The fork(),vfork() and clone() all call the do_fork() to do the real work, but with different parameters.

asmlinkage int sys_fork(struct pt_regs regs)
{
    return do_fork(SIGCHLD, regs.esp, &regs, 0);
}

asmlinkage int sys_clone(struct pt_regs regs)
{
    unsigned long clone_flags;
    unsigned long newsp;

    clone_flags = regs.ebx;
    newsp = regs.ecx;
    if (!newsp)
        newsp = regs.esp;
    return do_fork(clone_flags, newsp, &regs, 0);
}
asmlinkage int sys_vfork(struct pt_regs regs)
{
    return do_fork(CLONE_VFORK | CLONE_VM | SIGCHLD, regs.esp, &regs, 0);
}
#define CLONE_VFORK 0x00004000  /* set if the parent wants the child to wake it up on mm_release */
#define CLONE_VM    0x00000100  /* set if VM shared between processes */

SIGCHLD means the child should send this signal to its father when exit.

For fork, the child and father has the independent VM page table, but since the efficiency, fork will not really copy any pages, it just set all the writeable pages to readonly for child process. So when child process want to write something on that page, an page exception happen and kernel will alloc a new page cloned from the old page with write permission. That's called "copy on write".

For vfork, the virtual memory is exactly by child and father---just because of that, father and child can't be awake concurrently since they will influence each other. So the father will sleep at the end of "do_fork()" and awake when child call exit() or execve() since then it will own new page table. Here is the code(in do_fork()) that the father sleep.

if ((clone_flags & CLONE_VFORK) && (retval > 0))
down(&sem);
return retval;

Here is the code(in mm_release() called by exit() and execve()) which awake the father.

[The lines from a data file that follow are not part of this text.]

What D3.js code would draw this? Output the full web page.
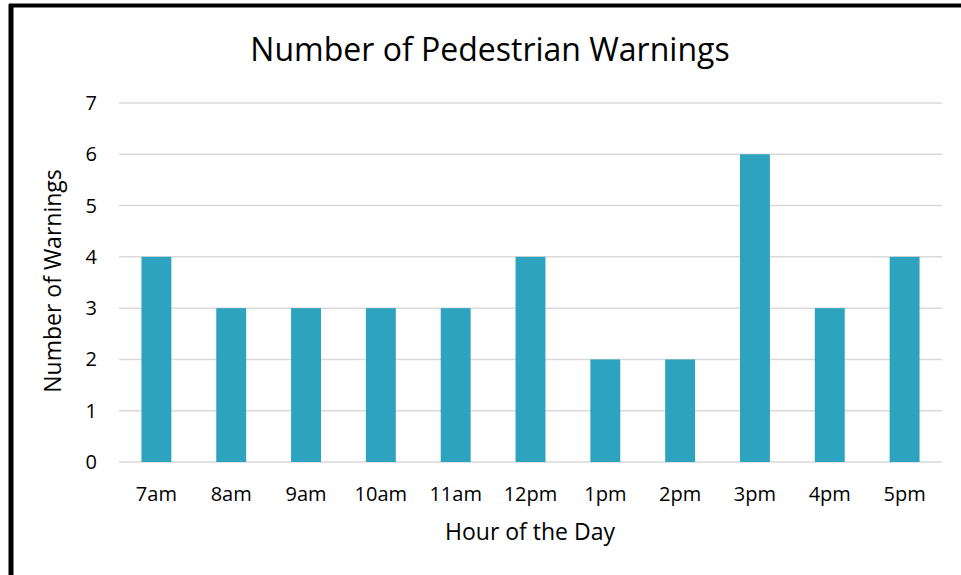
<!DOCTYPE html>
<html>
<head>
<meta charset="utf-8">
<script src="https://cdn.jsdelivr.net/npm/d3@7"></script>
<style>
  body { margin: 0; background: #fff; }
  svg { display: block; font-family: "Open Sans", "DejaVu Sans", sans-serif; }
</style>
</head>
<body>
<svg id="canvas" width="961" height="575"></svg>
<script>
let hours = ["7am","8am","9am","10am","11am","12pm","1pm","2pm","3pm","4pm","5pm"];
let warnings = [4,3,3,3,3,4,2,2,6,3,4];
let yTicks = [0,1,2,3,4,5,6,7];

let canvas = d3.select("#canvas");

// frame lines (left + top)
canvas.append("rect").attr("x",0).attr("y",0).attr("width",961).attr("height",575).attr("fill","#fff");
canvas.append("line").attr("x1",11).attr("x2",11).attr("y1",4).attr("y2",575)
  .attr("stroke","#000").attr("stroke-width",5);
canvas.append("line").attr("x1",9).attr("x2",961).attr("y1",5.5).attr("y2",5.5)
  .attr("stroke","#000").attr("stroke-width",4);

let plotLeft = 119, plotRight = 942, plotTop = 103, plotBottom = 462;

let x = d3.scaleBand().domain(hours).range([plotLeft, plotRight]).paddingInner(0.6).paddingOuter(0.3);
let y = d3.scaleLinear().domain([0,7]).range([plotBottom, plotTop]);

// gridlines
canvas.append("g").selectAll("line")
  .data(yTicks)
  .enter()
  .append("line")
  .attr("x1", plotLeft).attr("x2", plotRight)
  .attr("y1", d => y(d)).attr("y2", d => y(d))
  .attr("stroke", "#d9d9d9").attr("stroke-width", 1.5);

// y tick labels
canvas.append("g").selectAll("text")
  .data(yTicks)
  .enter()
  .append("text")
  .attr("x", 97).attr("y", d => y(d) + 7)
  .attr("text-anchor","end")
  .attr("font-size", 20).attr("fill","#000")
  .text(d => d);

// bars
canvas.append("g").selectAll("rect")
  .data(hours)
  .enter()
  .append("rect")
  .attr("x", d => x(d))
  .attr("width", x.bandwidth())
  .attr("y", (d,i) => y(warnings[i]))
  .attr("height", (d,i) => y(0) - y(warnings[i]))
  .attr("fill", "#2ea3bf");

// x tick labels
let step = (plotRight - plotLeft) / hours.length;
canvas.append("g").selectAll("text")
  .data(hours)
  .enter()
  .append("text")
  .attr("x", (d,i) => plotLeft + step*(i+0.5))
  .attr("y", 501)
  .attr("text-anchor","middle")
  .attr("font-size", 20).attr("fill","#000")
  .text(d => d);

// titles
canvas.append("text")
  .attr("x", 490).attr("y", 61)
  .attr("text-anchor","middle")
  .attr("font-size", 32).attr("fill","#000")
  .text("Number of Pedestrian Warnings");

canvas.append("text")
  .attr("x", 530).attr("y", 540)
  .attr("text-anchor","middle")
  .attr("font-size", 23).attr("fill","#000")
  .text("Hour of the Day");

canvas.append("text")
  .attr("transform", "translate(61,281) rotate(-90)")
  .attr("text-anchor","middle")
  .attr("font-size", 23).attr("fill","#000")
  .text("Number of Warnings");
</script>
</body>
</html>
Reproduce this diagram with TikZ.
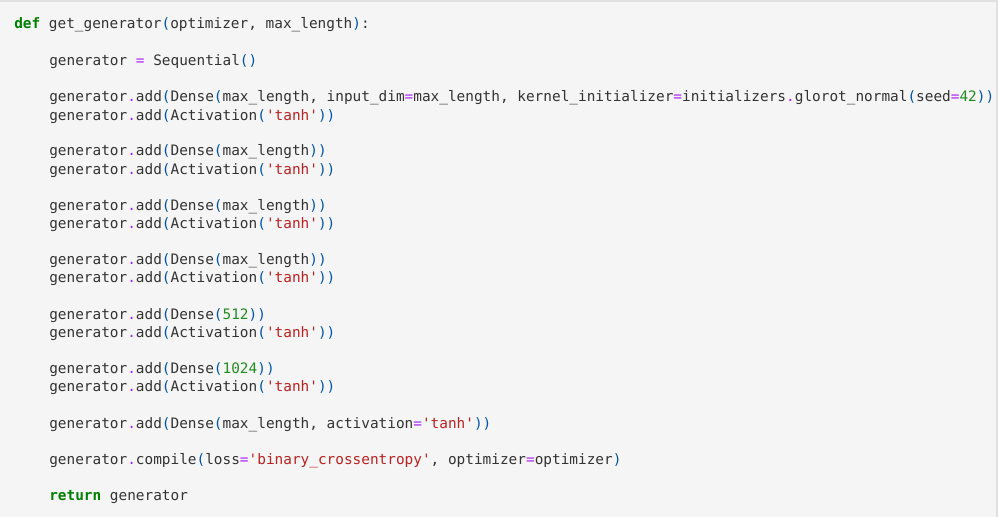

up(tsk->p_opptr->vfork_sem);

For sys_clone(), it is more flexible since you can input any clone_flags to it. So pthread_create() call this system call with many clone_flags:

int clone_flags = (CLONE_VM | CLONE_FS | CLONE_FILES | CLONE_SIGNAL | CLONE_SETTLS | CLONE_PARENT_SETTID | CLONE_CHILD_CLEARTID | CLONE_SYSVSEM);

Summary: the fork(),vfork() and clone() will create child processes with different mount of sharing resource with the father process. We also can say the vfork() and clone() can create threads(actually they are processes since they have independent task_struct) since they share the VM page table with father process.